I’ve ripped this novel apart and patched it back together so many times, but this feels like a different beast entirely. Even before putting fingers to keyboard, I gathered all the feedback and notes together, and just thought about the novel for weeks. Because the draft I have right now is fairly polished in terms of prose, my goal is to make this last pass of edits with surgical precision, disrupting as little as possible from the working parts of the story.
The process has gone something like this:
- Think furiously about my game plan.
- Read notes, compile meta feedback into a quick-reference document. Keep comments ordered by critiquer. Highlight the ones that resonate.
- Transfer novel to iPad in ebook format, so it feels like I’m reading an actual book rather than a manuscript–and to prevent massive rewriting at this stage. (Hat tip to Phoebe for the suggestion).
- Before each editing session, I reread the master feedback document. Well, at least every couple of sessions, to refresh.
- Read the novel, making annotations as needed.
- After I’ve gone through a solid chunk of the novel this way (usually a third), I then bust out my laptop and make edits to the actual manuscript. Up to this point I’ve only incorporated meta level comments. The idea is not to get bogged down in the line edits, and to keep in the forefront my overarching ideal for the story.
- Finally I fire up the individual beta-reader versions of the manuscript and go through line edits.
- Repeat steps 5-7 with rest of the novel.

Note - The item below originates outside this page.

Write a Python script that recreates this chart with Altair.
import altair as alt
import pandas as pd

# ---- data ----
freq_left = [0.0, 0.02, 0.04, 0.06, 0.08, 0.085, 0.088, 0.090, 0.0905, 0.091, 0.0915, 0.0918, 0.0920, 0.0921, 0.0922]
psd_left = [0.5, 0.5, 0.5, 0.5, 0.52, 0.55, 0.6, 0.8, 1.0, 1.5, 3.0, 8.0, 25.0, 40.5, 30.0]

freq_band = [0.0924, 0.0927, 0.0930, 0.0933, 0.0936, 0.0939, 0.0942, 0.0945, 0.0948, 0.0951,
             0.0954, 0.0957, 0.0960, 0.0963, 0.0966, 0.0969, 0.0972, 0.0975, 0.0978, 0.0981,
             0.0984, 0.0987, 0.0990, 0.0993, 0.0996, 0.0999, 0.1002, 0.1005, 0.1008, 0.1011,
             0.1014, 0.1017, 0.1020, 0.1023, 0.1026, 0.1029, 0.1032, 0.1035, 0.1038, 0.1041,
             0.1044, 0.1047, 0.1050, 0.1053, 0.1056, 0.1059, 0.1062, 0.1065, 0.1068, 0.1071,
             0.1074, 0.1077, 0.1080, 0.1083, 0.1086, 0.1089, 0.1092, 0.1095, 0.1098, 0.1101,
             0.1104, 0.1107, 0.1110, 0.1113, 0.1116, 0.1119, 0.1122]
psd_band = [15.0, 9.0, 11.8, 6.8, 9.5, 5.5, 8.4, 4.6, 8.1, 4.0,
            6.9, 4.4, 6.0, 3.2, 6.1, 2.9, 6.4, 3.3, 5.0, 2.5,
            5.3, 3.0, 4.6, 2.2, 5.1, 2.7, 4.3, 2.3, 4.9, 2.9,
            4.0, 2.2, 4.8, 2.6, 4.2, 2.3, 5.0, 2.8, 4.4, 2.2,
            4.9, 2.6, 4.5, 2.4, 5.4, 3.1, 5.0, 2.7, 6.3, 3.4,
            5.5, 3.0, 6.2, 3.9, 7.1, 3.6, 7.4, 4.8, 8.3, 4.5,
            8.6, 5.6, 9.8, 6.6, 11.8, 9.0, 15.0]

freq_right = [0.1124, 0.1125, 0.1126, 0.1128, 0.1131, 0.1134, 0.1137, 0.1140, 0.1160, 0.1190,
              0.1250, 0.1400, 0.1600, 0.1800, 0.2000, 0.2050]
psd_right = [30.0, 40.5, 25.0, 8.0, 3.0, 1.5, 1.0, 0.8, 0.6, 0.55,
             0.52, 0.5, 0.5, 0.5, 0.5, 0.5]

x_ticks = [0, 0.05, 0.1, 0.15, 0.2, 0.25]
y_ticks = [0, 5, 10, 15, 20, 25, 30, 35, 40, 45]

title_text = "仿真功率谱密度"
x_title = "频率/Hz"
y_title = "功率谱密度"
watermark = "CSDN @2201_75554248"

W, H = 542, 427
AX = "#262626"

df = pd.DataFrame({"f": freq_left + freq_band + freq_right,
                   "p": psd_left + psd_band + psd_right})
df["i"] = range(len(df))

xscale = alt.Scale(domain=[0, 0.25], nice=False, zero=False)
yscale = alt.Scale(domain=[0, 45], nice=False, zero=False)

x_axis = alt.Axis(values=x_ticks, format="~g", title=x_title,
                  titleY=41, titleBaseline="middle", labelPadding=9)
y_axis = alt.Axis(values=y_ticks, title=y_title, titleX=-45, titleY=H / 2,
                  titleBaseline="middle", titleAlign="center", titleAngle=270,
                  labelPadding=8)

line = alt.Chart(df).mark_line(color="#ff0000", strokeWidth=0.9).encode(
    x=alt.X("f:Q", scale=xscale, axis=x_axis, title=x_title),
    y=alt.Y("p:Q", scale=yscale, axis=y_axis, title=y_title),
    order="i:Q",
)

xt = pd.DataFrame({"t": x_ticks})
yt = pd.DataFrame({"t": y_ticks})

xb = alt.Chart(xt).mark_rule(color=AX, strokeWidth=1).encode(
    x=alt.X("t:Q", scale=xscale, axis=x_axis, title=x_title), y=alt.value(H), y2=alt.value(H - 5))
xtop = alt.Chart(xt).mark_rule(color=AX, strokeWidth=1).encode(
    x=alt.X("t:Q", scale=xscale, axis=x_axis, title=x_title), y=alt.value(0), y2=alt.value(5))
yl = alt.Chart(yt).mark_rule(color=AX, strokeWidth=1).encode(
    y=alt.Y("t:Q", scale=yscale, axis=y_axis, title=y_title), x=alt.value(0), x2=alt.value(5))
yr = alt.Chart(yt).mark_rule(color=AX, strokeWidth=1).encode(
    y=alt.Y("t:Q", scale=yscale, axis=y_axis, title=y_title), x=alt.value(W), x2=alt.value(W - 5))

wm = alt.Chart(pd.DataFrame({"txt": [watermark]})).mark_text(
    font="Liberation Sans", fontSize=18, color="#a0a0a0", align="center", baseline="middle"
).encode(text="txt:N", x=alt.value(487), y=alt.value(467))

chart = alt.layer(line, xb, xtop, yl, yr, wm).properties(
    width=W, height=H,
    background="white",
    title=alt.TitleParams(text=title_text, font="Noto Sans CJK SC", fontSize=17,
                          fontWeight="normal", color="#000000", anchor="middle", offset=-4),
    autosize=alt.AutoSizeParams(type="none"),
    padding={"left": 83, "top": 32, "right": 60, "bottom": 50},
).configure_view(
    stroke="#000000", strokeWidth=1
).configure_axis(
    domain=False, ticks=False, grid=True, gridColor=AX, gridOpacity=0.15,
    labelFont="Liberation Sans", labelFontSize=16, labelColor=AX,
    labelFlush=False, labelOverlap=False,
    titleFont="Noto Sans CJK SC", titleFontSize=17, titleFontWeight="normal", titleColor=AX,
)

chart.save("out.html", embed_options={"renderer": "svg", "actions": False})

In addition to the POV changes mentioned earlier, I realized I had a fairly mustache-twirly antagonist, and have been working hard to make him more realistic. I found some of the exercises in Donald Maass’ Writing the Breakout Novel Workbook to be immensely valuable in this regard. It was also quite the revelation to see that my tendency to shift POVs was directly proportional to how much suffering a character was experiencing. And I know better than that! I know that when writing third person limited, a typical technique is to select POV based on which character is in the most pain. But I must have had my blinders on in previous passes. Or really, I wasn’t ready to write that scene the way it needed to be written. And that’s okay. That’s what revision is for, right? Now, finally, the scene is fixed, and the story so much stronger for it. I love my beta readers.
What have your experiences been in incorporating beta-reader feedback into a WIP?

I’ll let you know if I ever hear back from them. I just got three volunteers and sent them a short story to look at a few days ago and haven’t heard anything back from them yet. Not a thing.